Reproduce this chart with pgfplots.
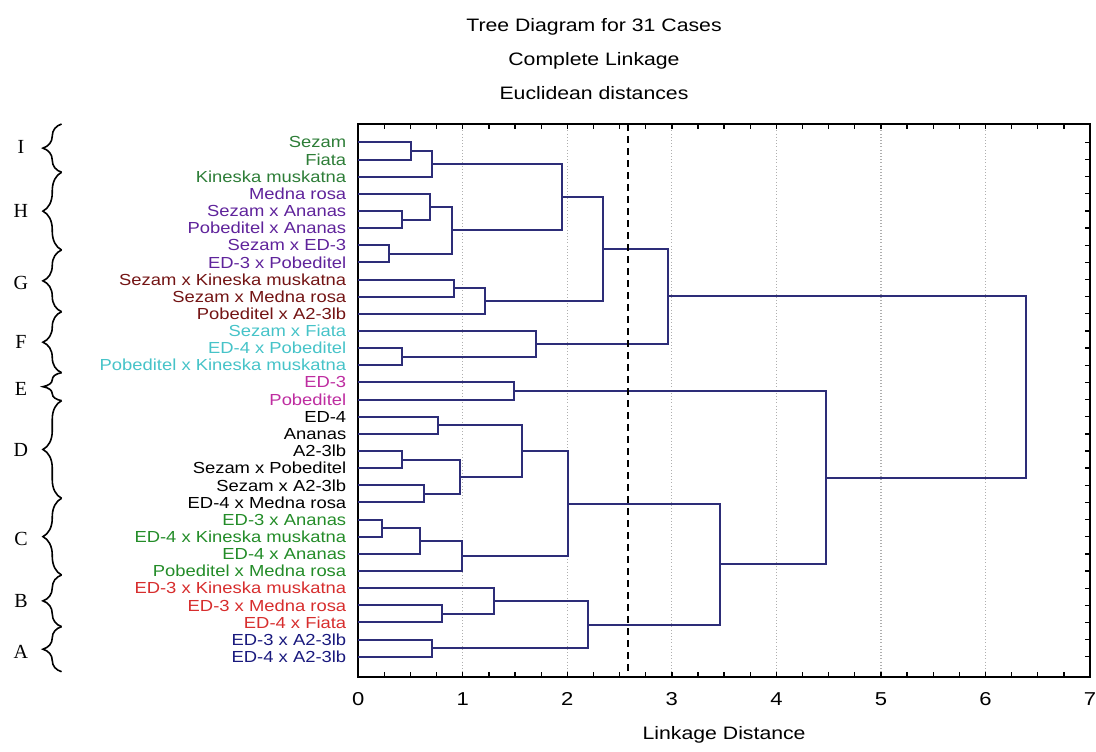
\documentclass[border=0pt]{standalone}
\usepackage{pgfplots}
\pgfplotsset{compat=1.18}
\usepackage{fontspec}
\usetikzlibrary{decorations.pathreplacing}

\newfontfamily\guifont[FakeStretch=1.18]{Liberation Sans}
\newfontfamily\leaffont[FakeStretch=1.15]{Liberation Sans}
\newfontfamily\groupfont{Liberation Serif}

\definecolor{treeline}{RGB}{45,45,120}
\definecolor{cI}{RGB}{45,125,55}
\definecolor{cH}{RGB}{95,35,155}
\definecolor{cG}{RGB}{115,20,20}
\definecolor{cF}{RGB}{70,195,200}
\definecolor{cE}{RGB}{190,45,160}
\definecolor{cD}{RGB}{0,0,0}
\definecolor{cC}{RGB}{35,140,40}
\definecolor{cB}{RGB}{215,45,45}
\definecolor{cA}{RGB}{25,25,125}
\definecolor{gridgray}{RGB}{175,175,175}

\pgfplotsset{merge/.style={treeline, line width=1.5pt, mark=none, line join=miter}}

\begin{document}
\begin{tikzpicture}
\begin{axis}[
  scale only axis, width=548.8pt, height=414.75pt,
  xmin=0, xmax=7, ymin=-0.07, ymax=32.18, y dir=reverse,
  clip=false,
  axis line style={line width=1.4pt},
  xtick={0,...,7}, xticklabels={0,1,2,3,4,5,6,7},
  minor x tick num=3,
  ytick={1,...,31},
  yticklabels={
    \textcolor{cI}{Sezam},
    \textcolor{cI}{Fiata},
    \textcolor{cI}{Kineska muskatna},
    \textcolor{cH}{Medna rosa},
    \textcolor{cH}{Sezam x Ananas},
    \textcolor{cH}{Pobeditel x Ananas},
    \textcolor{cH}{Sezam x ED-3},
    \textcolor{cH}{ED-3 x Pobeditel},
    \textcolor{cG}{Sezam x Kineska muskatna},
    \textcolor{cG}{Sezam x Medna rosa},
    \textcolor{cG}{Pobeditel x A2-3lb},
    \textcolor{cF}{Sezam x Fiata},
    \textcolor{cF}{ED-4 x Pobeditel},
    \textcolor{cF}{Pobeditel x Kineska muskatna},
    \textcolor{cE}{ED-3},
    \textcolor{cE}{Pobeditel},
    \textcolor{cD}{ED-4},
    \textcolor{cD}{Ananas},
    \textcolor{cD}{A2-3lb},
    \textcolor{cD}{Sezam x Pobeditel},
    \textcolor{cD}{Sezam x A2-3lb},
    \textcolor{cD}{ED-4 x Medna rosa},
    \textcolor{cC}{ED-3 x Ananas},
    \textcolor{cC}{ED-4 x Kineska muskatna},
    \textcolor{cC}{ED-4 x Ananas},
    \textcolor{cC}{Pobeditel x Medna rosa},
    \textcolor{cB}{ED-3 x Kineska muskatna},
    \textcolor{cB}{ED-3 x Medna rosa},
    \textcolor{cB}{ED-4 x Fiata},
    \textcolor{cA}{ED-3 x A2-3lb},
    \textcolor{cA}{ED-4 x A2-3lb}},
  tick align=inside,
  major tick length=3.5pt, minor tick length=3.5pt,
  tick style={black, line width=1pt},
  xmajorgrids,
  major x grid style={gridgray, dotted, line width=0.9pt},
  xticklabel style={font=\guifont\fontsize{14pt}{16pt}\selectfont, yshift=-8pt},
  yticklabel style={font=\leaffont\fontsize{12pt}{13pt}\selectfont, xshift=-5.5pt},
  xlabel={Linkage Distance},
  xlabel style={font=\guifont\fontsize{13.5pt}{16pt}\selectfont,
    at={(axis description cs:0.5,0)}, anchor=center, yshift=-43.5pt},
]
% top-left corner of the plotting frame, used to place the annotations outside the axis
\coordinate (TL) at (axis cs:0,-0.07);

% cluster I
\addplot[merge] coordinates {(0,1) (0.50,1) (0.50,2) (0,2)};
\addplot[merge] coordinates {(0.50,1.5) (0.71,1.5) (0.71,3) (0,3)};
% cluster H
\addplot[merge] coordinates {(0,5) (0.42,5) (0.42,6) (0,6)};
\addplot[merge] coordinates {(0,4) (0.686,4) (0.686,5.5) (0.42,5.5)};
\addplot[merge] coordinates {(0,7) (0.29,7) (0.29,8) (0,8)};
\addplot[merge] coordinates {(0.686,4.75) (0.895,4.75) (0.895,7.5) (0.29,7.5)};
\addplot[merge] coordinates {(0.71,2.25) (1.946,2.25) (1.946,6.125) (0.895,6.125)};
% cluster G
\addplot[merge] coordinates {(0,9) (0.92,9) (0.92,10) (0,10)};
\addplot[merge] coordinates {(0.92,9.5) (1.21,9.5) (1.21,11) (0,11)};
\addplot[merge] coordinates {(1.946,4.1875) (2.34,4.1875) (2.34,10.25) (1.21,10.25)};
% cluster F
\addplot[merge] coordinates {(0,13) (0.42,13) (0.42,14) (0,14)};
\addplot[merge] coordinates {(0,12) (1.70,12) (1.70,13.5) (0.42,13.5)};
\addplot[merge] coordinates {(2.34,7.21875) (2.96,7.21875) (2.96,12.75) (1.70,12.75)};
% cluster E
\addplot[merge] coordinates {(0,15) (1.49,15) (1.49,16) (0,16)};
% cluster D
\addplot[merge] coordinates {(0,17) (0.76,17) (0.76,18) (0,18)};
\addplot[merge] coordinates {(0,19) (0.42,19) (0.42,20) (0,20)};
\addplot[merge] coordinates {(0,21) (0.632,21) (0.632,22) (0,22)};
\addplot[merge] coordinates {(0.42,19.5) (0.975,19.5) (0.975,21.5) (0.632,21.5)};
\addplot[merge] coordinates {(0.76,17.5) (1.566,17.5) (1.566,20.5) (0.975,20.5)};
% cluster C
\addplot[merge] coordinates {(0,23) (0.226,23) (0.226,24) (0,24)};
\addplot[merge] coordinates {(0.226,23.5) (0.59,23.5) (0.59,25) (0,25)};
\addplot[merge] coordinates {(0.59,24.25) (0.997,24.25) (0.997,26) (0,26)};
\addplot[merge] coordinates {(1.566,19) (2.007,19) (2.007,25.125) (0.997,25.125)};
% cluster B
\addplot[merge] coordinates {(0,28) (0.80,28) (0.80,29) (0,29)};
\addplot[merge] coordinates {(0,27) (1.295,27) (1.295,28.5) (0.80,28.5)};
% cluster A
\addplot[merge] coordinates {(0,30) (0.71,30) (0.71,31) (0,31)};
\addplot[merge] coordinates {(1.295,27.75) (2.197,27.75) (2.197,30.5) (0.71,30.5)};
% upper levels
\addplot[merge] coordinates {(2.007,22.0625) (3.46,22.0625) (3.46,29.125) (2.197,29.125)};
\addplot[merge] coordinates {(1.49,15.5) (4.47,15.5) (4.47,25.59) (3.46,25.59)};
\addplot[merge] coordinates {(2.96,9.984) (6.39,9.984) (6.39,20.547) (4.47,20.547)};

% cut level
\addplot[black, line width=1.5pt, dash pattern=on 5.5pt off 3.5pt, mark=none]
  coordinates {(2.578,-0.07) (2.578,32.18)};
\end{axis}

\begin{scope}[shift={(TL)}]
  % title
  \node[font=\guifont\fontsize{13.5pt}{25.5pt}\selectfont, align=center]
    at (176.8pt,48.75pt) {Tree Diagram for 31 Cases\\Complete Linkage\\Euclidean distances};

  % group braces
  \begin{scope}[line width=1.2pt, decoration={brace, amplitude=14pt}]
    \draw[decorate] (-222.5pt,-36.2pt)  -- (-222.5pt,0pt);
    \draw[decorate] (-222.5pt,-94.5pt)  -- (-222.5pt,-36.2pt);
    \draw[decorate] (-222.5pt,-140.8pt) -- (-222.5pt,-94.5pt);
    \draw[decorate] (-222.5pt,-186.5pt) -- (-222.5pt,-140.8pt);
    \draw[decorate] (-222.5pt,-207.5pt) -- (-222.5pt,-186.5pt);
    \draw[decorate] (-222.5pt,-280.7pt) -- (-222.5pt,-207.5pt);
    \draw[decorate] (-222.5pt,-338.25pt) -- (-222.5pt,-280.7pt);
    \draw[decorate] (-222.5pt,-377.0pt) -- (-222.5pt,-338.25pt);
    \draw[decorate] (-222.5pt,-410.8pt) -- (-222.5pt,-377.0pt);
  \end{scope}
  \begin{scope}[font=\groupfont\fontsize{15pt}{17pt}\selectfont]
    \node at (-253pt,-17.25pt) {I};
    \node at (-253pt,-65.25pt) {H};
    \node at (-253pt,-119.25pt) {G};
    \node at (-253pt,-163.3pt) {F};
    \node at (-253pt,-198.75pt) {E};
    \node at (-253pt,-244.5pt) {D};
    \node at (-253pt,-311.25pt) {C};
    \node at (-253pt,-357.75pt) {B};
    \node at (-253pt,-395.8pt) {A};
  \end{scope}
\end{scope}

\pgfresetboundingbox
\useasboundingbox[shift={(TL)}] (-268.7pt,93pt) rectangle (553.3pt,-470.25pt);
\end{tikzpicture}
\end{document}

---

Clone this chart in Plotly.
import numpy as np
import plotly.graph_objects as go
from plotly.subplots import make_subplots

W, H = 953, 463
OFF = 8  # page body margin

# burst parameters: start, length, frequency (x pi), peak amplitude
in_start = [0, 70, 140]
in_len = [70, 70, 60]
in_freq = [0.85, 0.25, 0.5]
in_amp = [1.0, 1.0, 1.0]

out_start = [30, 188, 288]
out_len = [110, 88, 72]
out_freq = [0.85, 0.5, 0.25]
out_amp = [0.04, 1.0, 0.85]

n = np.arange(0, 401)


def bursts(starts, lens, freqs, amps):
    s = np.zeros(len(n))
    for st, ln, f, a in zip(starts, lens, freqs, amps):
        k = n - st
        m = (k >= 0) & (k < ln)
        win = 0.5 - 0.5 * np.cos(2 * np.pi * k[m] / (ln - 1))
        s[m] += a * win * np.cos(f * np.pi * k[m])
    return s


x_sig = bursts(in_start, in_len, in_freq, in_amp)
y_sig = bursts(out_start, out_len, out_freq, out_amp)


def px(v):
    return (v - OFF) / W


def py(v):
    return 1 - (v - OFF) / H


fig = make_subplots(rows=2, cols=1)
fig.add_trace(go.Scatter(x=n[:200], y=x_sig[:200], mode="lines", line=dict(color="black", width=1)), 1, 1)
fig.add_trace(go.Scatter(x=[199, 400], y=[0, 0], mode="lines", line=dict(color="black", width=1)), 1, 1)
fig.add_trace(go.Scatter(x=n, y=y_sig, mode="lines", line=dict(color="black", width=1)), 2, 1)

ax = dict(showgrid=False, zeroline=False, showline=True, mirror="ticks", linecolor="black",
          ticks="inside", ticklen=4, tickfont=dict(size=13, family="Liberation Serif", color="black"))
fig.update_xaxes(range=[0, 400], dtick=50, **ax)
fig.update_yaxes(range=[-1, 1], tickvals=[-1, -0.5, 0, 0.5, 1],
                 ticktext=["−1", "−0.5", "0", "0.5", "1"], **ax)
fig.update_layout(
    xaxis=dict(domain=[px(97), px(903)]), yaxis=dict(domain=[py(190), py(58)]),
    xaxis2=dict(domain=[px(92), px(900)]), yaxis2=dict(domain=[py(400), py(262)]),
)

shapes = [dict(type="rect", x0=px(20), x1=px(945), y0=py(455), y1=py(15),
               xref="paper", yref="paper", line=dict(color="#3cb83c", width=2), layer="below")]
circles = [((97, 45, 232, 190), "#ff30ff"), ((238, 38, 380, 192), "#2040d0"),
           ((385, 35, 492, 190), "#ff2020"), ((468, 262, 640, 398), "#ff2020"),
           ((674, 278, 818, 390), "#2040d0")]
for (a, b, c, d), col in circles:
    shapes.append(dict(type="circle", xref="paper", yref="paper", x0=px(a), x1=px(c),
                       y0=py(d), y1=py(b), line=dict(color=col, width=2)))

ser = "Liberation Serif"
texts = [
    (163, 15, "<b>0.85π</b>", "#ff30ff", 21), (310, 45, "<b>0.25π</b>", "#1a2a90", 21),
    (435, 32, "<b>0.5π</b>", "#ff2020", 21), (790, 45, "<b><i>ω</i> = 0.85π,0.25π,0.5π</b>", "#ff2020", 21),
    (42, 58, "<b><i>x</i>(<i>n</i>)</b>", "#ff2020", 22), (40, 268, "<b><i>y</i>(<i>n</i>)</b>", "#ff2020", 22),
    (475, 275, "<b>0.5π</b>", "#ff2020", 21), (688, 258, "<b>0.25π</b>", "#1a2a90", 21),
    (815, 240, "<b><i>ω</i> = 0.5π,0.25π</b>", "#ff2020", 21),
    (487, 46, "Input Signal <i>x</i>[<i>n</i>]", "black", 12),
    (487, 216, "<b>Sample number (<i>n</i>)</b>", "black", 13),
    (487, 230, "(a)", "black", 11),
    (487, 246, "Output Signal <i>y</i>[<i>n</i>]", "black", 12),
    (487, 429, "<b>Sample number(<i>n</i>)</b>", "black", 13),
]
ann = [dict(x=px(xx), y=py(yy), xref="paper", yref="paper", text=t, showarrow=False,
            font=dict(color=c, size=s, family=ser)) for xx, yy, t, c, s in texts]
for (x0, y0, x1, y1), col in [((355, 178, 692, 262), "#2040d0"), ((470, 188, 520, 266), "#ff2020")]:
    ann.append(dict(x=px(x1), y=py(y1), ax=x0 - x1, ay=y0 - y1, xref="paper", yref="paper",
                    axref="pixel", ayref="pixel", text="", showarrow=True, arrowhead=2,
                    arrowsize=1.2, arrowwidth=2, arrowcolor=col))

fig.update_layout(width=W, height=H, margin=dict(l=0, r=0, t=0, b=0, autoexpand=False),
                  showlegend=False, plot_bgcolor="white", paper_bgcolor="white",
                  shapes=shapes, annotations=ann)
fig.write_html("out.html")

...

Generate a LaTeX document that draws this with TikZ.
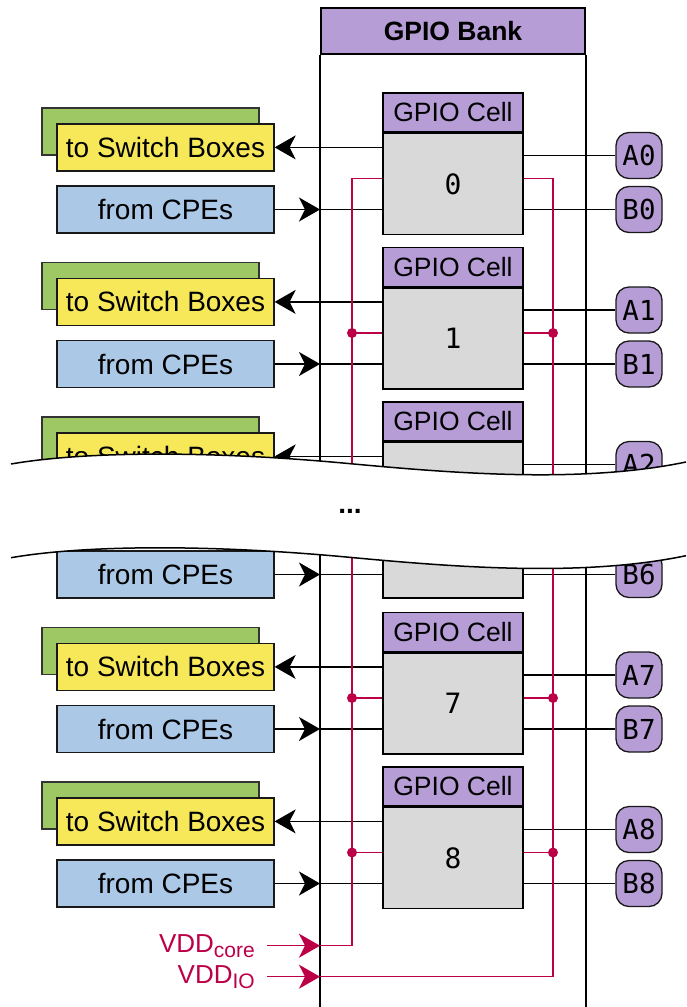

◆ Task prompt: State how many lines hold the word "chart". The number is the whole answer.

◆ Solved problem: 2